Coup de cafard. Ennui profond. Contrôle de maths. Les dérivées. Truc qui sert à rien. Je n’aurai jamais besoin de calculer une dérivée dans ma vie. Sauf dans certains métiers que je ne veux surtout pas faire. En français : étude d’un texte de Lambeaux. Un beau livre. Cette étude gâche tout le plaisir. Extrapolations et interprétations à la n’importe-quoi. En plus, tout tourne autour du religieux, et c’est idiot, puisqu’on sait que dieu n’existe pas. Puis, une heure de perm. Discussion. Je m’aperçois – comme si je ne le savais pas déjà – que le monde est pourri. J’ai discuté avec des gens de droite. « Pourquoi payer des chômeurs à ne rien faire ? Pourquoi faire payer des impôts aux riches ? » Ça me tue. Comment peut-on être aussi égoïste et borné ? Puis, discussion sur les études. Où je m’aperçois – comme si je ne le savais pas déjà – que sans argent ni piston on n’arrive à rien. Les riches se paient des écoles chères. Font de bonnes études. Ont un bon boulot. Gagnent de l’argent. Sont encore plus riches. Ça me tue. Puis, cours d’anglais. À m’ennuyer comme un rat mort. Une heure de plus de perdue dans ma vie. Comme si elle n’était pas déjà assez courte comme ça. Puis une heure – non, une demi-heure – pour manger. Dans de la vaisselle en plastique, parce qu’une partie du personnel est en grève. Ils ont bien raison. Il ne faut pas se laisser faire. Puis, une heure de SES, où la prof explique ce que j’ai déjà compris.
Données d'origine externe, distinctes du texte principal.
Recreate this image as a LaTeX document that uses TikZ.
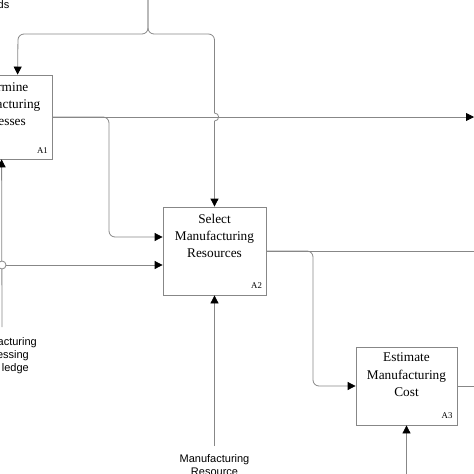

Une heure pendant laquelle, en tentant de clarifier les choses, elle embrouille ceux qui n’avaient pas compris avec des exemples foireux. Encore une heure de perdue. À la sortie, S* retrouve W*. Moi, je retrouve personne. Pourquoi ? Ça, je ne me l’explique pas. Je ne connais personne d’autre dans mon cas. Ceux qui sont toujours restés seuls sont les losers qui se sont fait rembarrer à chaque fois. Pas moi. Je n’ai jamais proposé quoi que ce soit à qui que ce soit, pour la simple et bonne – ou plutôt terrible – raison que je ne suis pas amoureux.
À 14 heures, je rentre à la maison. Je dessine. Heureusement que j’ai ça. Sinon, ce serait l’ennui mortel à sauter par la fenêtre. Même du rez-de-chaussée – c’est le geste qui compte.
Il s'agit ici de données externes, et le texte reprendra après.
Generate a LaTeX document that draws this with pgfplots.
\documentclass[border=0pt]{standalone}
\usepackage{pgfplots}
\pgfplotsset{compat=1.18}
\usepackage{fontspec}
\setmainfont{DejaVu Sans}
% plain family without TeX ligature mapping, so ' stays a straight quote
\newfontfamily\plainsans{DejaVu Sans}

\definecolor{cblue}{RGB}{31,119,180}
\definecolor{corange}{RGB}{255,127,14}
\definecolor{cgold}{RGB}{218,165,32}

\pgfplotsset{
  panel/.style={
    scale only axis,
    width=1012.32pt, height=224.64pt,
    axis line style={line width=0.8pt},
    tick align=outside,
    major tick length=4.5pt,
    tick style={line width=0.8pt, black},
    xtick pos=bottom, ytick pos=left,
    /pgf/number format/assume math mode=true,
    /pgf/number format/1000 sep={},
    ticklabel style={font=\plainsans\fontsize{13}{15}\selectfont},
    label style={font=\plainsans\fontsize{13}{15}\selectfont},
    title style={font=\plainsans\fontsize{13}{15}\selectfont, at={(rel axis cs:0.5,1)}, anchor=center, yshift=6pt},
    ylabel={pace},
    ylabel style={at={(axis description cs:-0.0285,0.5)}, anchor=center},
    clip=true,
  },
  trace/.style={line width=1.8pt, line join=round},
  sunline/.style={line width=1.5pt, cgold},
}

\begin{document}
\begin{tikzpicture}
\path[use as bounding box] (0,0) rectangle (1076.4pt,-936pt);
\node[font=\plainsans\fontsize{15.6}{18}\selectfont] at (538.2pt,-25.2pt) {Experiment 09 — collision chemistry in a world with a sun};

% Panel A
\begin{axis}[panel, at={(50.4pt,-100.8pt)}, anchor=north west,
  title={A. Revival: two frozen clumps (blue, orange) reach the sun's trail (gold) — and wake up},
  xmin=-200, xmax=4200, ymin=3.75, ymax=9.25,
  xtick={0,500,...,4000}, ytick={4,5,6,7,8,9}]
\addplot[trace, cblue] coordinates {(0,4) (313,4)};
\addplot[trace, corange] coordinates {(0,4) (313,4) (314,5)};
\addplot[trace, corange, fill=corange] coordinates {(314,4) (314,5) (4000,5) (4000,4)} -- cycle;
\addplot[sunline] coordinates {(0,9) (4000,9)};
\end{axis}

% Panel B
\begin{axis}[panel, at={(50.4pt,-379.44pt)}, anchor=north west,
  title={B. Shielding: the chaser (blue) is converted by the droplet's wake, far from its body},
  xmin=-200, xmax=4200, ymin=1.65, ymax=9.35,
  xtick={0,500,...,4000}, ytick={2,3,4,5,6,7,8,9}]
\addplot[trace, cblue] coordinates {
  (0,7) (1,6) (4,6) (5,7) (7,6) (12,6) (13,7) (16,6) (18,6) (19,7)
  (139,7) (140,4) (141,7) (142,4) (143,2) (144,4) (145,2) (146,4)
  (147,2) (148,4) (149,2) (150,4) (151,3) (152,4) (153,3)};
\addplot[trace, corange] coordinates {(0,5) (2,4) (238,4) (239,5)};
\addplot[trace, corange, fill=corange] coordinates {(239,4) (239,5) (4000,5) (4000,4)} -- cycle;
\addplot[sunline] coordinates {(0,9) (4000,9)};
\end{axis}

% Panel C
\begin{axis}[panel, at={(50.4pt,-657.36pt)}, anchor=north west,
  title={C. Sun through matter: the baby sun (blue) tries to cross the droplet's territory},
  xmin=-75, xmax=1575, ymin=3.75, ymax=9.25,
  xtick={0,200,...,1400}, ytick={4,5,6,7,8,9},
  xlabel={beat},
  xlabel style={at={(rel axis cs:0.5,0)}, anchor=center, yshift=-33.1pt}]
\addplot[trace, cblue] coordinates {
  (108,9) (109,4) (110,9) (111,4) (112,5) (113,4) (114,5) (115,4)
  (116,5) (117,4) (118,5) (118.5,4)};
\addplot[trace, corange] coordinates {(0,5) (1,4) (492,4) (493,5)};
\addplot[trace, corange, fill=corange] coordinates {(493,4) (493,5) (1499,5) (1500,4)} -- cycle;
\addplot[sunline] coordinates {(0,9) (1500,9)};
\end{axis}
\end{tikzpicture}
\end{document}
À la radio, on ne parle que des attentats d’hier à Madrid. Deux cents morts. Encore un truc qui me donne une bonne raison de ne pas me réjouir. Par contre, à cause de ces attentats, ils vont peut-être annuler le voyage en Espagne prévu dans un mois, auquel je ne participe pas. Parce que je n’ai rien à faire là-bas. Avec ces gens. Les gens de ma classe. Je n’ai rien à leur dire. Sauf quelques uns : combien ? Allez. S*. B*. M*. Qui d’autre ? Difficile… Arthur ? Oui, peut-être. Nicolas… ? Euh… non, finalement, je ne garde que les trois premiers. Voilà pourquoi je ne pars pas. Et aussi parce que ça coûte trop cher. Je sais que maman aurait accepté si j’avais voulu, mais ç’aurait été difficile pour elle. S’il faut choisir, je préfère qu’elle garde l’argent pour qu’on parte en voyage ensemble. De toute façon, je n’ai pas envie d’aller là-bas. Trajet de douze heures de car. L’horreur. Et dormir dans un hôtel. Dans la chambre de qui ? Qui serait avec moi ? Vraiment, je ne préfère pas. Visiter le musée Dalí, c’est intéressant, mais je peux vivre sans.
Cette rubrique « Carnets » reprend le journal que j’ai commencé à tenir en 2003. Dans ce carnet no1 (« Journal, 14 août 2003 – 15 juillet 2004 »), j’ai quinze et seize ans.